The Department of Justice – in conjunction with the International Association of Chiefs of Police – is calling on internet service providers to hang onto customer usage data for up to two years.
Deputy assistant attorney general Jason Weinstein told the House Judiciary Subcommittee on Crime, Terrorism and Homeland Security yesterday that internet and cellphone records are becoming increasingly important in both federal and local investigations.
“In many cases, these records are the only available evidence that allows us to investigate who committed crimes on the internet,” he said. “They may be the only way to learn, for example, that a certain internet address was used by a particular human being to engage in or facilitate a criminal offense.”

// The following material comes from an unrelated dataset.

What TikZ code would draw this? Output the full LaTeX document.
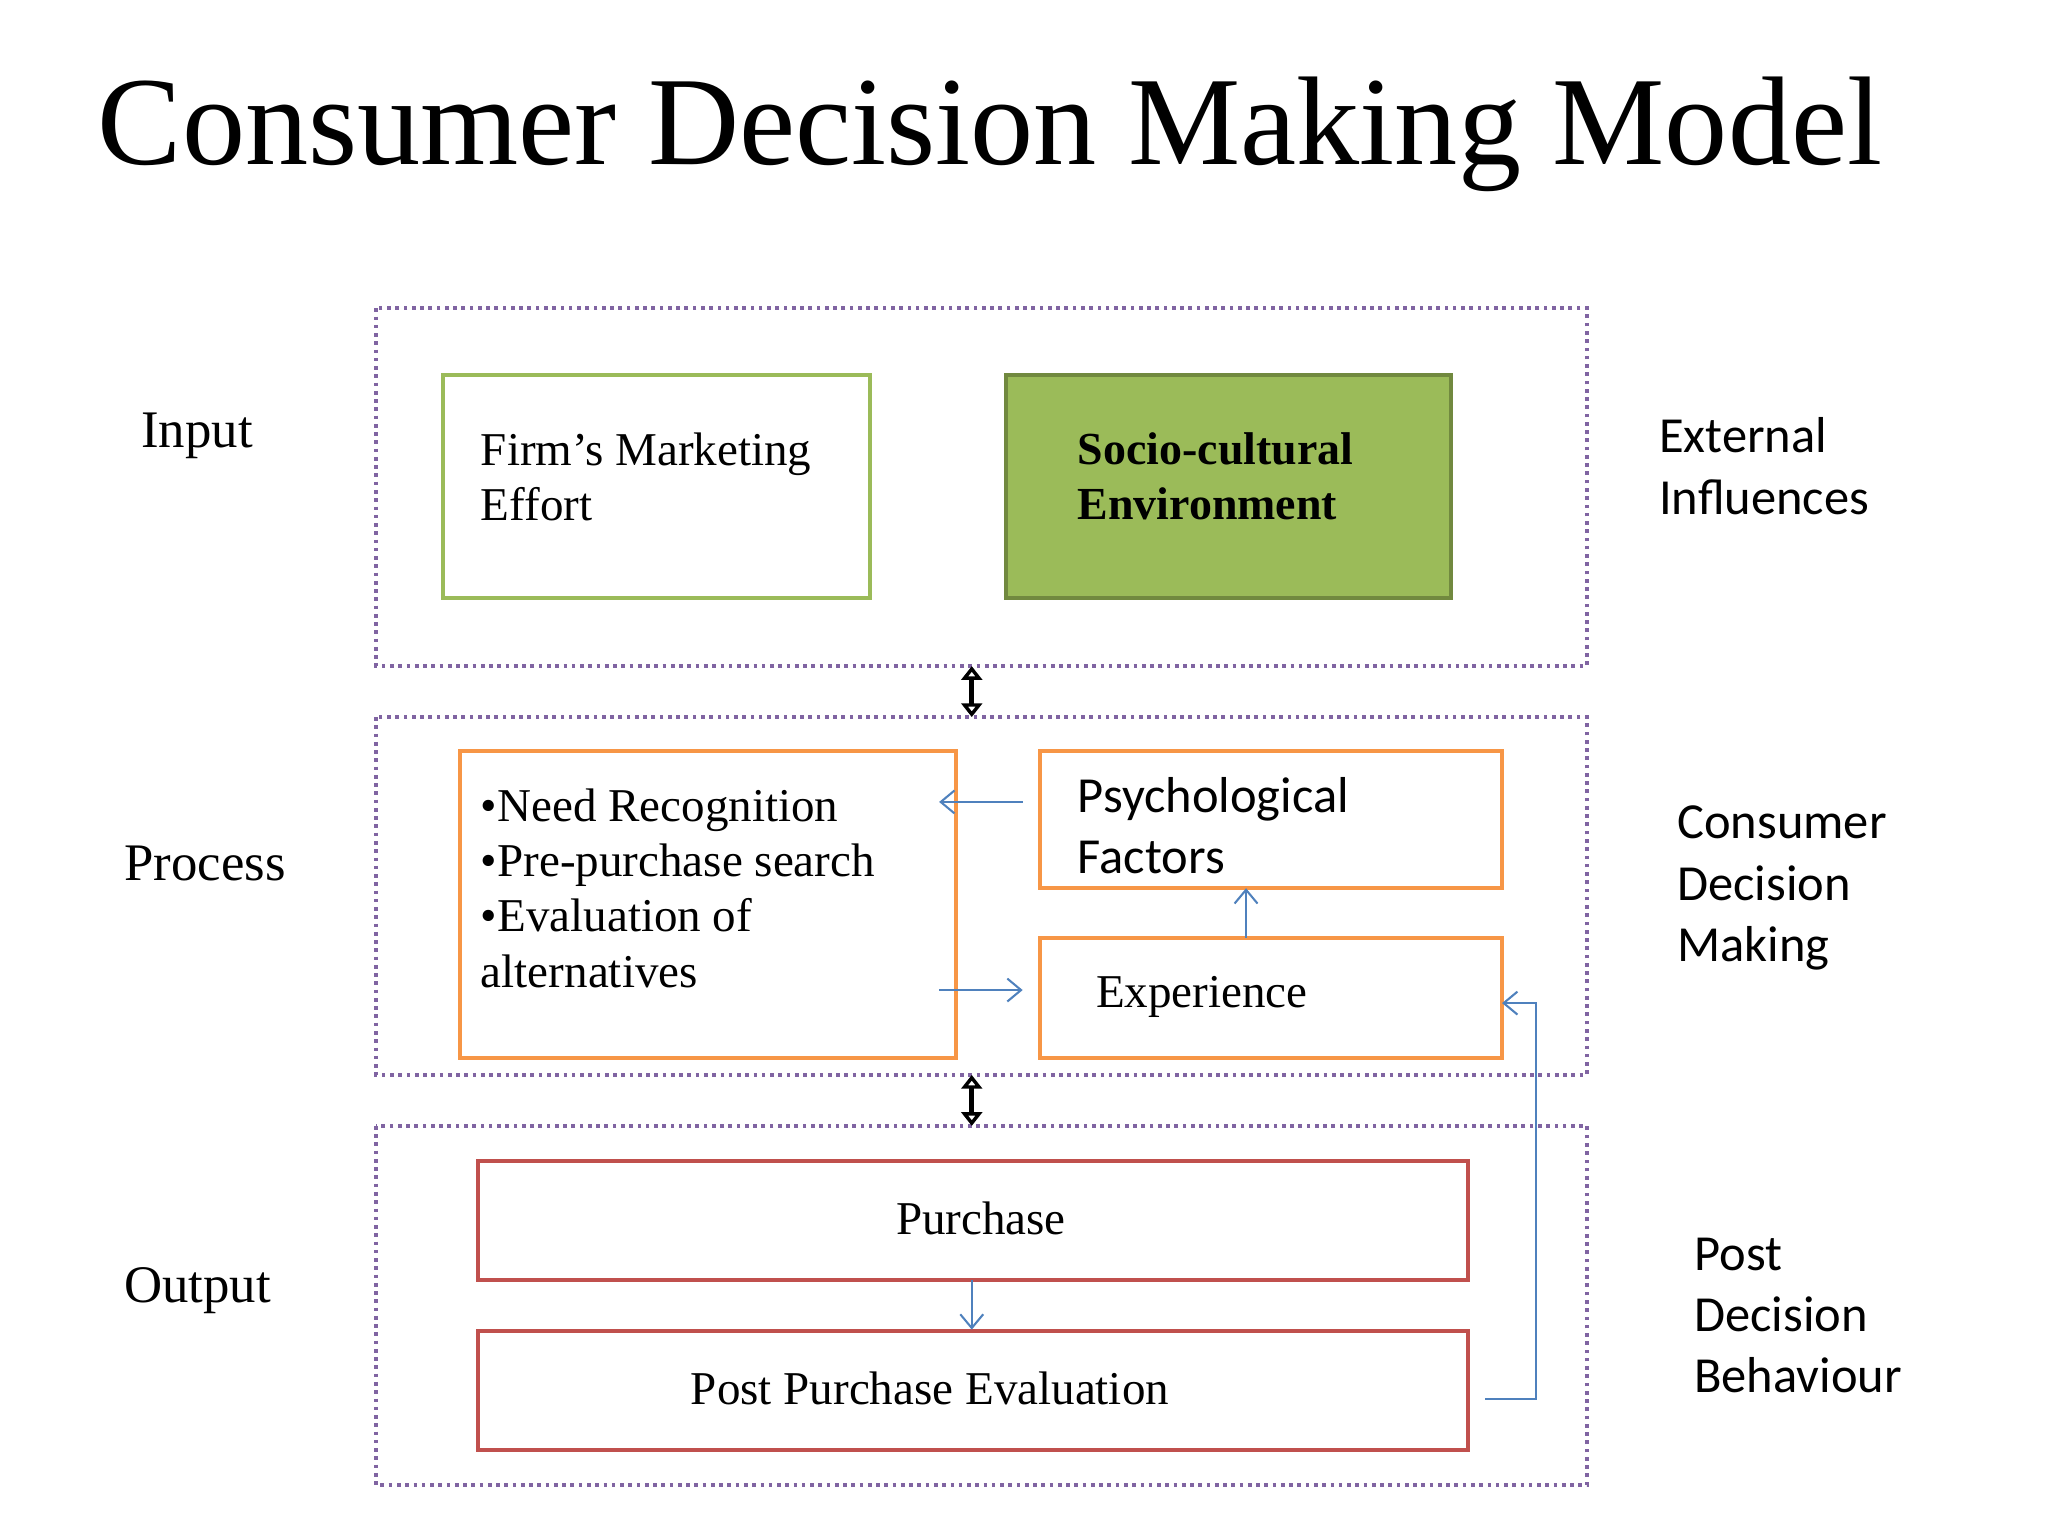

Weinstein listed a number of heart-breaking cases that he said had proved unsolvable because ISPs had already deleted relevant records.
And he suggested that the retention of such records could actually boost users’ privacy.
“In particular, foreign actors, including cyber criminals, routinely and unlawfully access data in the United States pertaining to individuals that most people would regard as highly personal and private,” he said.
“Data retention can help mitigate those threats by enabling effective prosecution of those crimes.”
But the Electronic Frontier Foundation begs to differ.
“Advocates for data retention typically focus narrowly on the benefits afforded to law enforcement without accounting for the massive costs and extreme security risks that come with storing significant quantities of data about every Internet user — databanks that will prove to be irresistible not only to government investigators but also civil litigants (read: ex-spouses, insurance companies, disgruntled neighbors) and malicious hackers of every stripe,” says EFF activist Richard Esguerra.
“A legal obligation to log users’ internet use, paired with weak federal privacy laws that allow the government to easily obtain those records, would dangerously expand the government’s ability to surveil its citizens, damage privacy, and chill freedom of expression.”